October 3, 2009  •  Gertie & Mary  •  Articles - Invention of Lying

“It is absolutely crazy in our house,” Jennifer Garner said. “And I wouldn’t have it any other way.”

The actress is married to fellow actor Ben Affleck, and they are the parents of two daughters, 4-year-old Violet and Seraphina Rose Elizabeth, born in January.

“The goal is that everyone is just happy and healthy,” Garner said.

“The second child is easier, and the experience of bringing a baby into the world is easier,” she conceded. “But the overall thing is chaos. It’s happy chaos. Let me just say that life is very full these days.”

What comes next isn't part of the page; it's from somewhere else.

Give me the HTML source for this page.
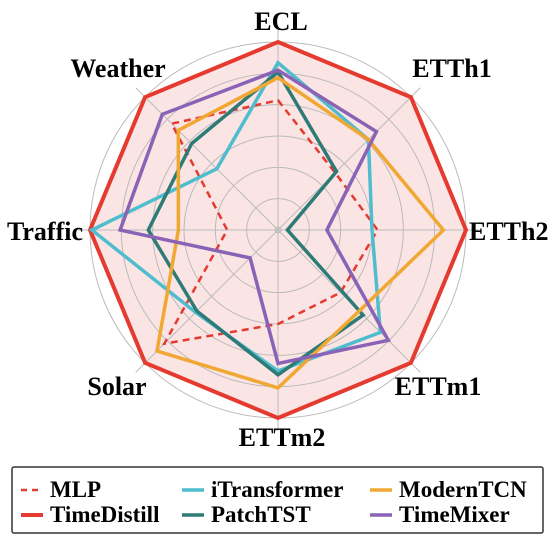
<!DOCTYPE html>
<html><head><meta charset="utf-8"><style>
html,body{margin:0;padding:0;background:#fff;}
svg{display:block;font-family:"Liberation Serif",serif;font-weight:bold;}
</style></head><body>
<svg id="chart" width="560" height="544" viewBox="0 0 560 544" xmlns="http://www.w3.org/2000/svg">
<g id="series"></g>
<g id="labels"></g>
<g id="legend">
<rect x="12" y="467" width="531" height="66" fill="#fff" stroke="#333" stroke-width="1.5" rx="2"/>
</g>
</svg>
<script>
const categories = ["ECL","ETTh1","ETTh2","ETTm1","ETTm2","Solar","Traffic","Weather"];
const seriesNames = ["MLP","TimeDistill","iTransformer","PatchTST","ModernTCN","TimeMixer"];
const mlpValues = [0.69,0.43,0.53,0.47,0.50,0.855,0.27,0.80];
const timeDistillValues = [1,1,1,1,1,1,1,1];
const iTransformerValues = [0.89,0.68,0.50,0.77,0.75,0.62,0.99,0.46];
const patchTSTValues = [0.84,0.44,0.05,0.64,0.77,0.61,0.69,0.65];
const modernTCNValues = [0.81,0.68,0.88,0.61,0.84,0.91,0.53,0.75];
const timeMixerValues = [0.85,0.74,0.26,0.83,0.71,0.21,0.84,0.87];
const ringLevels = [1/6,2/6,3/6,4/6,5/6,1];

const NS="http://www.w3.org/2000/svg";
const cx=278, cy=230, R=188;
function angle(i){return -Math.PI/2 + i*2*Math.PI/categories.length;}
function px(i,v){return cx+R*v*Math.cos(angle(i));}
function py(i,v){return cy+R*v*Math.sin(angle(i));}
function mk(tag,attrs,parent){const e=document.createElementNS(NS,tag);for(const k in attrs)e.setAttribute(k,attrs[k]);parent.appendChild(e);return e;}

const series=document.getElementById('series');
const defs=[
 {name:'TimeDistill',vals:timeDistillValues,color:'#e53a2f',w:4,dash:null,fill:'rgba(233,120,120,0.2)'},
 {name:'MLP',vals:mlpValues,color:'#e53a2f',w:2.5,dash:'7,5',fill:'none'},
 {name:'iTransformer',vals:iTransformerValues,color:'#4fbdcd',w:3.5,dash:null,fill:'none'},
 {name:'PatchTST',vals:patchTSTValues,color:'#2e7a76',w:3.5,dash:null,fill:'none'},
 {name:'ModernTCN',vals:modernTCNValues,color:'#f0a832',w:3.5,dash:null,fill:'none'},
 {name:'TimeMixer',vals:timeMixerValues,color:'#8a62b6',w:3.5,dash:null,fill:'none'}
];
function drawPoly(d){
  const pts=d.vals.map((v,i)=>px(i,v).toFixed(1)+','+py(i,v).toFixed(1)).join(' ');
  const a={points:pts,fill:d.fill,stroke:d.color,'stroke-width':d.w,'stroke-linejoin':'miter'};
  if(d.dash)a['stroke-dasharray']=d.dash;
  const p=mk('polygon',a,series);
  
  
}
// fill only of TimeDistill first
const fillPts=timeDistillValues.map((v,i)=>px(i,v).toFixed(1)+','+py(i,v).toFixed(1)).join(' ');
const fp=mk('polygon',{points:fillPts,fill:'rgba(233,120,120,0.2)',stroke:'none'},series);



ringLevels.forEach((l,k)=>{
  const c=mk('circle',{cx:cx,cy:cy,r:R*l,fill:'none',stroke:'#bbb','stroke-width':1},series);
  
  
});
const cc=mk('circle',{cx:cx,cy:cy,r:3,fill:'none',stroke:'#bbb','stroke-width':1},series);


categories.forEach((c,i)=>{
  const l=mk('line',{x1:cx,y1:cy,x2:px(i,1.07),y2:py(i,1.07),stroke:'#bbb','stroke-width':1},series);
  
  
});
defs.forEach(d=>drawPoly(Object.assign({},d,{fill:'none'})));

const labelsG=document.getElementById('labels');
const labelPos=[[281,30,'middle'],[452,77,'middle'],[469,240,'start'],[438,395,'middle'],[282,446,'middle'],[117,395,'middle'],[83,240,'end'],[118,77,'middle']];
categories.forEach((c,i)=>{
  const t=mk('text',{x:labelPos[i][0],y:labelPos[i][1],'text-anchor':labelPos[i][2],'font-size':26,fill:'#000'},labelsG);
  t.textContent=c;
  
  
});

const legend=document.getElementById('legend');
const legOrder=[['MLP',21,497],['iTransformer',182,497],['ModernTCN',370,497],['TimeDistill',21,522],['PatchTST',182,522],['TimeMixer',370,522]];
legOrder.forEach(([n,x,y])=>{
  const d=defs.find(e=>e.name===n);
  const a={x1:x,y1:y-7,x2:x+22,y2:y-7,stroke:d.color,'stroke-width':d.w};
  if(d.dash)a['stroke-dasharray']='6,5';
  const l=mk('line',a,legend);
  
  
  const t=mk('text',{x:x+29,y:y,'font-size':23,fill:'#000'},legend);
  t.textContent=n;
  
  
});
</script>
</body></html>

No wonder, then, that Garner, 37, doesn’t sign on for every movie that comes her way.

“I really have to love a project to do it,” she said, “because it’s a lot of logistics with two children and a husband who is working on a set. It’s very lively at our house.”

The latest film to meet her criteria is The Invention of Lying. Co-written and co-directed by Ricky Gervais and Matthew Robinson, the film is a comic twist on The Twilight Zone. In a world in which nobody has ever lied, one man (Gervais) discovers how to do so. It changes his life as well as his relationship to the unattainable, out-of-his-league-gorgeous woman (Garner) who is the object of his dreams.

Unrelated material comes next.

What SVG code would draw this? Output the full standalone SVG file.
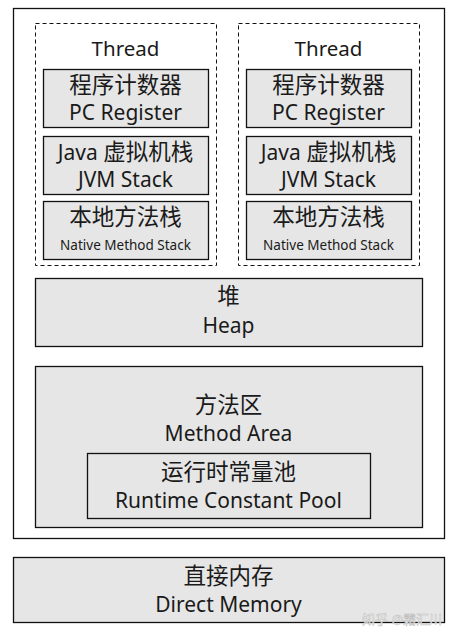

“It’s one of those little movies with a very big idea,” she said. “You really have to stop and imagine a world with no artifice whatsoever.”

Christopher Guest co-stars in the film, and Jason Bateman, Tina Fey and Jonah Hill make cameo appearances.

“It’s just a kooky little movie when you start bringing these huge comedy talents into the mix,” Garner said.

Working with Gervais wasn’t what she had expected, given that his comic persona is as a perfectionist with a compulsive attention to detail.

“He is very specific about certain things,” she said, “and I expected him to be that way. Ricky knew exactly what he wanted. But the worst thing about Ricky, as a director, is that if something is funny at all — and it was very improvisational — he breaks, laughs and ruins your take.

“And I would say to him: ‘It’s your movie. Just go into another room. Let me just do it.’ Ricky would say, ‘Just do it again.’

“I would be like ‘Ricky, it’s just not the same — and you suck for ruining my take!’ ”

Garner is relentlessly stalked by tabloid photographers, despite the fact that she’s never caught doing anything that’s at all newsworthy. She can usually be found in Los Angeles with her daughters, often in public parks or at a farm market.

“Does it bother me that I’m not left alone with my daughters? My theory on this is simple: ‘If you don’t let it get to you, it won’t.’ I just live my life, and I ignore the rest of it.”

Garner and her two sisters were raised in Charleston, W.Va., by her mother, an English teacher, and father, a chemical engineer. As a teen, she studied ballet, worked backstage on school theatrical productions and, by her own account, was a geek.

“I do remember my first try at a kiss — which was at the homecoming dance,” she said. “In the background was that song A Groovy Kind of Love. I had played the song in the marching band, and I knew it well.”

The kiss didn’t work out, though.

“I was trying to dance with a trumpet player that night,” she recalled. “And my friends said to him, ‘Will you dance with her?’ He wouldn’t, and he didn’t. You know — heartbreak!”

In those days, she had thoughts of a career in theater but never as an actress.

“I certainly never expected to be in front of a camera for even one day in my life,” said Garner, who started as a chemistry major at Denison University in Granville but later switched to drama.

“I thought I’d be backstage.”

After graduation, she moved to New York, where she worked as a restaurant hostess and tried futilely to find work in technical theater.

“I was trying to get any job,” she recalled, “and I was totally broke, so I started to audition for roles onstage and in front of the camera. I couldn’t believe it when I was offered a TV movie.”

That movie, a Danielle Steele adaptation called Zoya (1995), got her career rolling. Her big break came when she landed a recurring role on Felicity (1998-2002), which introduced her to two important people: Series co-star Scott Foley, who would become her first husband (they were divorced in 2003) and series creator J.J. Abrams, who made Garner an overnight sensation when he cast her as spy Sydney Bristow on Alias (2001-06).

She had played bit parts in a variety of movies, from Woody Allen’s Deconstructing Harry (1997) to the slacker comedy Dude, Where’s My Car (2000), but her big-screen career took off with a supporting role in Pearl Harbor (2001), which led to Daredevil (2003), 13 Going on 30 (2004), Elektra (2005), Catch and Release (2006), Juno (2007) and Ghosts of Girlfriends Past (2009).

To her, acting is synonymous with variety.

“The whole point of me being an actress is that I get to do different things.”